Where the Drift Happened
Embedding drift was measured as the cosine distance between query centroids month-to-month. Tech queries jumped from 0.08 to 0.34 (threshold 0.20). Retrieval recall@10 dropped 22 pts, while other domains stayed within 5 pts.
| Metric (Tech) | Baseline | Drift Month | Threshold |
|---|---|---|---|
| Recall@10 | 0.78 | 0.56 | 0.70 |
| MRR | 0.61 | 0.44 | 0.55 |
| Query centroid shift | 0.08 | 0.34 | 0.20 |
| OOD query ratio | 9% | 28% | 15% |
Retrieval Health Dashboard
Illustrative dashboard (synthetic data).
Measurement Methodology (How This Would Be Measured)
- Monthly benchmark set per domain with relevance judgments from SMEs.
- Drift measured by centroid shift and OOD query ratio on embedding space.
- Release gate: no domain may fall below Recall@10 = 0.70.

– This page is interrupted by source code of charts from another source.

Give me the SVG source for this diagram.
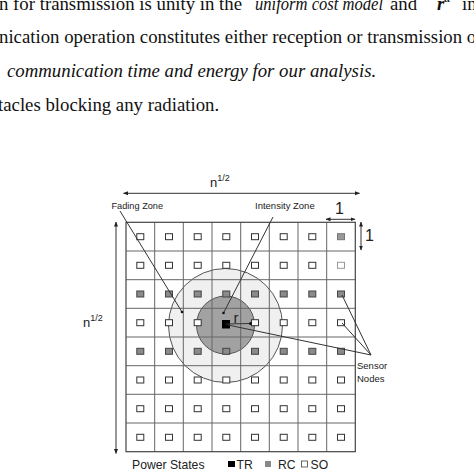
<svg xmlns="http://www.w3.org/2000/svg" width="474" height="474" viewBox="0 0 474 474">
<defs>
<style>
.para{font-family:"Liberation Serif","Times New Roman",serif;font-size:18.8px;fill:#111}
.it{font-style:italic}
.lbl{font-family:"Liberation Sans",Arial,sans-serif;fill:#222}
.grid{stroke:#666;stroke-width:1;fill:none}
.border{stroke:#444;stroke-width:1.2;fill:none}
.so{fill:#fff;stroke:#333;stroke-width:1}
.rc{fill:#8a8a8a;stroke:#444;stroke-width:1}
.tr{fill:#000;stroke:#000;stroke-width:1}
.conn{stroke:#333;stroke-width:1;fill:none}
.dim{stroke:#333;stroke-width:1;fill:none;marker-start:url(#ah);marker-end:url(#ah)}
</style>
<marker id="ah" viewBox="0 0 10 10" refX="9" refY="5" markerWidth="5" markerHeight="5" orient="auto-start-reverse" markerUnits="userSpaceOnUse">
<path d="M0,1 L10,5 L0,9 z" fill="#222"/>
</marker>
<rect id="sq" x="-3.5" y="-3" width="7" height="6"/>
</defs>
<rect width="474" height="474" fill="#fff"/>

<g id="paragraph">
<text class="para" x="-1" y="10" textLength="243" lengthAdjust="spacing">n for transmission is unity in the</text>
<text class="para it" x="255" y="10" textLength="128" lengthAdjust="spacingAndGlyphs">uniform cost model</text>
<text class="para" x="390" y="10">and</text>
<text class="para it" x="437" y="10" font-weight="bold">r<tspan font-size="11" dy="-8">α</tspan></text>
<text class="para" x="462" y="10">in</text>
<text class="para" x="-1" y="43">nication operation constitutes either reception or transmission o</text>
<text class="para it" x="7" y="77">communication time and energy for our analysis.</text>
<text class="para" x="-2" y="111">tacles blocking any radiation.</text>
</g>

<g id="zones">
<circle id="fading-zone" cx="225.5" cy="325.5" r="57" fill="#f0f0f0" stroke="#555" stroke-width="1"/>
<circle id="intensity-zone" cx="225.5" cy="325" r="29" fill="#a2a2a2" stroke="#555" stroke-width="1"/>
</g>

<g id="grid">
<path class="grid" d="M154.7,222.3V451.7M183.3,222.3V451.7M212,222.3V451.7M240.7,222.3V451.7M269.3,222.3V451.7M298,222.3V451.7M326.7,222.3V451.7M126,251H355.3M126,279.7H355.3M126,308.3H355.3M126,337H355.3M126,365.7H355.3M126,394.3H355.3M126,423H355.3"/>
<rect class="border" x="126" y="222.3" width="229.3" height="229.4"/>
</g>

<g id="nodes">
<g id="row0"><use href="#sq" class="so" x="140.3" y="236.7"/><use href="#sq" class="so" x="169" y="236.7"/><use href="#sq" class="so" x="197.7" y="236.7"/><use href="#sq" class="so" x="226.3" y="236.7"/><use href="#sq" class="so" x="255" y="236.7"/><use href="#sq" class="so" x="283.7" y="236.7"/><use href="#sq" class="so" x="312.3" y="236.7"/><use href="#sq" class="rc" x="341" y="236.7" style="fill:#999;stroke:#777"/></g>
<g id="row1"><use href="#sq" class="so" x="140.3" y="265.3"/><use href="#sq" class="so" x="169" y="265.3"/><use href="#sq" class="so" x="197.7" y="265.3"/><use href="#sq" class="so" x="226.3" y="265.3"/><use href="#sq" class="so" x="255" y="265.3"/><use href="#sq" class="so" x="283.7" y="265.3"/><use href="#sq" class="so" x="312.3" y="265.3"/><use href="#sq" class="so" x="341" y="265.3" style="stroke:#999"/></g>
<g id="row2"><use href="#sq" class="rc" x="140.3" y="294"/><use href="#sq" class="rc" x="169" y="294"/><use href="#sq" class="rc" x="197.7" y="294"/><use href="#sq" class="rc" x="226.3" y="294"/><use href="#sq" class="rc" x="255" y="294"/><use href="#sq" class="rc" x="283.7" y="294"/><use href="#sq" class="rc" x="312.3" y="294"/><use href="#sq" class="rc" x="341" y="294"/></g>
<g id="row3"><use href="#sq" class="so" x="140.3" y="322.7"/><use href="#sq" class="so" x="169" y="322.7"/><use href="#sq" class="so" x="197.7" y="322.7"/><rect id="transmitter" class="tr" x="222.5" y="320.5" width="7" height="7.5"/><use href="#sq" class="so" x="255" y="322.7"/><use href="#sq" class="so" x="283.7" y="322.7"/><use href="#sq" class="so" x="312.3" y="322.7"/><use href="#sq" class="so" x="341" y="322.7"/></g>
<g id="row4"><use href="#sq" class="rc" x="140.3" y="351.3"/><use href="#sq" class="rc" x="169" y="351.3"/><use href="#sq" class="rc" x="197.7" y="351.3"/><use href="#sq" class="rc" x="226.3" y="351.3"/><use href="#sq" class="rc" x="255" y="351.3"/><use href="#sq" class="rc" x="283.7" y="351.3"/><use href="#sq" class="rc" x="312.3" y="351.3"/><use href="#sq" class="rc" x="341" y="351.3"/></g>
<g id="row5"><use href="#sq" class="so" x="140.3" y="380"/><use href="#sq" class="so" x="169" y="380"/><use href="#sq" class="so" x="197.7" y="380"/><use href="#sq" class="so" x="226.3" y="380"/><use href="#sq" class="so" x="255" y="380"/><use href="#sq" class="so" x="283.7" y="380"/><use href="#sq" class="so" x="312.3" y="380"/><use href="#sq" class="so" x="341" y="380"/></g>
<g id="row6"><use href="#sq" class="so" x="140.3" y="408.7"/><use href="#sq" class="so" x="169" y="408.7"/><use href="#sq" class="so" x="197.7" y="408.7"/><use href="#sq" class="so" x="226.3" y="408.7"/><use href="#sq" class="so" x="255" y="408.7"/><use href="#sq" class="so" x="283.7" y="408.7"/><use href="#sq" class="so" x="312.3" y="408.7"/><use href="#sq" class="so" x="341" y="408.7"/></g>
<g id="row7"><use href="#sq" class="so" x="140.3" y="437.3"/><use href="#sq" class="so" x="169" y="437.3"/><use href="#sq" class="so" x="197.7" y="437.3"/><use href="#sq" class="so" x="226.3" y="437.3"/><use href="#sq" class="so" x="255" y="437.3"/><use href="#sq" class="so" x="283.7" y="437.3"/><use href="#sq" class="so" x="312.3" y="437.3"/><use href="#sq" class="so" x="341" y="437.3"/></g>
</g>

<g id="connectors">
<path class="conn" d="M120,211L182,312"/>
<circle cx="182" cy="312" r="1.3" fill="#111"/>
<path class="conn" d="M273,217L223.5,313"/>
<circle cx="223.5" cy="313" r="1.3" fill="#111"/>
<path class="conn" d="M226,324L250.5,323.5"/>
<circle cx="250.5" cy="323.5" r="1.5" fill="#111"/>
<path class="conn" d="M342,295L371,355M342,323L371,355M228,325L371,355"/>
<path class="dim" d="M123.5,193.3H359.5"/>
<path class="dim" d="M326,219.3H355"/>
<path class="dim" d="M361,222V250"/>
<path class="dim" d="M116,222V453.5"/>
</g>

<g id="labels">
<text class="lbl" x="210" y="187" font-size="13">n<tspan font-size="9" dy="-6">1/2</tspan></text>
<text class="lbl" x="83" y="327" font-size="13">n<tspan font-size="9" dy="-6">1/2</tspan></text>
<text class="lbl" x="111.5" y="208.5" font-size="9.2">Fading Zone</text>
<text class="lbl" x="255" y="208.5" font-size="9.5">Intensity Zone</text>
<text class="lbl" x="335" y="214" font-size="16">1</text>
<text class="lbl" x="365" y="240.5" font-size="16">1</text>
<text class="lbl" x="233.5" y="322.5" font-size="15">r</text>
<text class="lbl" x="357" y="369" font-size="9.5">Sensor</text>
<text class="lbl" x="357" y="382" font-size="9.5">Nodes</text>
</g>

<g id="legend">
<text class="lbl" x="132" y="469" font-size="12.2">Power States</text>
<rect x="228" y="461" width="7" height="6" fill="#000"/>
<text class="lbl" x="236.5" y="469" font-size="12.2">TR</text>
<rect x="265" y="461" width="6" height="6" fill="#888"/>
<text class="lbl" x="278" y="469" font-size="12.2">RC</text>
<rect x="301.5" y="461" width="6" height="6" fill="#fff" stroke="#444" stroke-width="0.8"/>
<text class="lbl" x="310.5" y="469" font-size="12.2">SO</text>
</g>
</svg>
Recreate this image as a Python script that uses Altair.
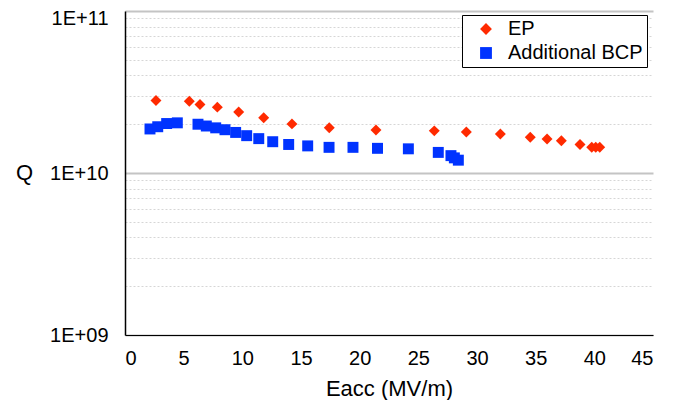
import altair as alt
import pandas as pd

# EP series
ep_eacc = [2.64, 5.48, 6.39, 7.87, 9.69, 11.82, 14.23, 17.41, 21.39, 26.36,
           29.09, 31.99, 34.54, 35.97, 37.19, 38.78, 39.78, 40.12, 40.46]
ep_q = [2.80e10, 2.77e10, 2.65e10, 2.55e10, 2.38e10, 2.19e10, 2.01e10, 1.90e10,
        1.84e10, 1.82e10, 1.79e10, 1.74e10, 1.66e10, 1.62e10, 1.58e10, 1.50e10,
        1.44e10, 1.44e10, 1.44e10]

# Additional BCP series
bcp_eacc = [2.13, 2.79, 3.55, 4.46, 6.22, 6.93, 7.73, 8.52, 9.43, 10.37, 11.40,
            12.59, 13.95, 15.57, 17.39, 19.43, 21.52, 24.15, 26.70, 27.78, 28.07, 28.41]
bcp_q = [1.87e10, 1.93e10, 2.02e10, 2.04e10, 2.00e10, 1.95e10, 1.90e10, 1.85e10,
         1.78e10, 1.70e10, 1.63e10, 1.56e10, 1.50e10, 1.47e10, 1.44e10, 1.44e10,
         1.42e10, 1.41e10, 1.34e10, 1.28e10, 1.24e10, 1.20e10]

series_names = ["EP", "Additional BCP"]
series_colors = ["#FF2A00", "#0033FF"]
series_shapes = ["diamond", "square"]

x_ticks = [0, 5, 10, 15, 20, 25, 30, 35, 40, 45]
y_ticks = [m * 10 ** e for e in (9, 10) for m in range(1, 10)] + [1e11]

df = pd.DataFrame({
    "Eacc": ep_eacc + bcp_eacc,
    "Q": ep_q + bcp_q,
    "series": [series_names[0]] * len(ep_eacc) + [series_names[1]] * len(bcp_eacc),
})

FONT = "Liberation Sans"
is_decade = "abs(log(datum.value)/LN10 - round(log(datum.value)/LN10)) < 0.01"

legend_opts = dict(title=None, orient="none", legendX=337, legendY=4,
                   strokeColor="#000000", fillColor="#ffffff",
                   padding=4, symbolOffset=10, labelOffset=12,
                   labelFontSize=20, labelFont=FONT, labelColor="#000000",
                   rowPadding=4, symbolSize=140, symbolStrokeWidth=0)

chart = alt.Chart(df).mark_point(filled=True, opacity=1, size=120).encode(
    x=alt.X("Eacc:Q",
            scale=alt.Scale(domain=[0, 45], nice=False, zero=False),
            axis=alt.Axis(values=x_ticks, title="Eacc (MV/m)", grid=False, ticks=False,
                          domainColor="#000000", domainWidth=1.2,
                          labelFontSize=20, labelFont=FONT, labelColor="#000000",
                          labelPadding=13, titleFontSize=22, titleFont=FONT,
                          titleFontWeight="normal", titleColor="#000000",
                          titleY=53, titleBaseline="middle")),
    y=alt.Y("Q:Q",
            scale=alt.Scale(type="log", domain=[1e9, 1e11], nice=False),
            axis=alt.Axis(values=y_ticks, title="Q", ticks=False,
                          labelExpr=f"{is_decade} ? '1E+' + format(round(log(datum.value)/LN10), '02d') : ''",
                          labelOffset={"condition": {"test": "datum.value > 9.5e10", "value": 7}, "value": 0},
                          grid=True,
                          gridDash={"condition": {"test": is_decade, "value": [1, 0]}, "value": [2, 2]},
                          gridColor={"condition": {"test": is_decade, "value": "#c4c4c4"}, "value": "#d6d6d6"},
                          gridWidth={"condition": {"test": is_decade, "value": 2}, "value": 1},
                          domainColor="#000000", domainWidth=1.5,
                          labelFontSize=20, labelFont=FONT, labelColor="#000000",
                          labelPadding=17, titleFontSize=22, titleFont=FONT,
                          titleFontWeight="normal", titleColor="#000000",
                          titleAngle=0, titleAlign="center", titleBaseline="middle",
                          titleX=-101, titleY=161)),
    color=alt.Color("series:N",
                    scale=alt.Scale(domain=series_names, range=series_colors),
                    legend=alt.Legend(**legend_opts)),
    shape=alt.Shape("series:N",
                    scale=alt.Scale(domain=series_names, range=series_shapes),
                    legend=alt.Legend(**legend_opts)),
).properties(
    width=528,
    height=324,
    autosize=alt.AutoSizeParams(type="none"),
    padding={"left": 117, "top": 3, "right": 27, "bottom": 65},
    background="#ffffff",
).configure_view(stroke=None)

chart.save("out.html", embed_options={"renderer": "svg", "actions": False})
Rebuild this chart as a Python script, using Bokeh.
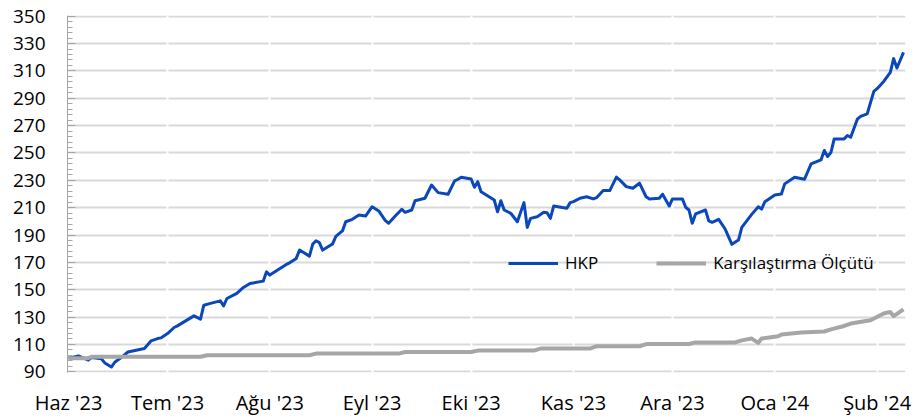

- Escalation metrics pulled from search fallback logs and user feedback surveys.
What Changed Because of Evals
- Re-embedded the tech corpus with a newer encoder tuned on recent terminology.
- Added a lexical fallback (BM25) for new product names and acronyms.
- Created a “tech drift” slice (300 queries) that must pass before release.
- Added a rolling alias dictionary for emerging terms.
| Metric (Tech) | Drift Month | After Fix |
|---|---|---|
| Recall@10 | 0.56 | 0.82 |
| MRR | 0.44 | 0.65 |
| OOD Query Ratio | 28% | 12% |
| Escalation Rate | 11.8% | 4.1% |
Embedding drift is often domain-specific. Without domain-sliced evals, the system looked “healthy” while a critical segment was collapsing.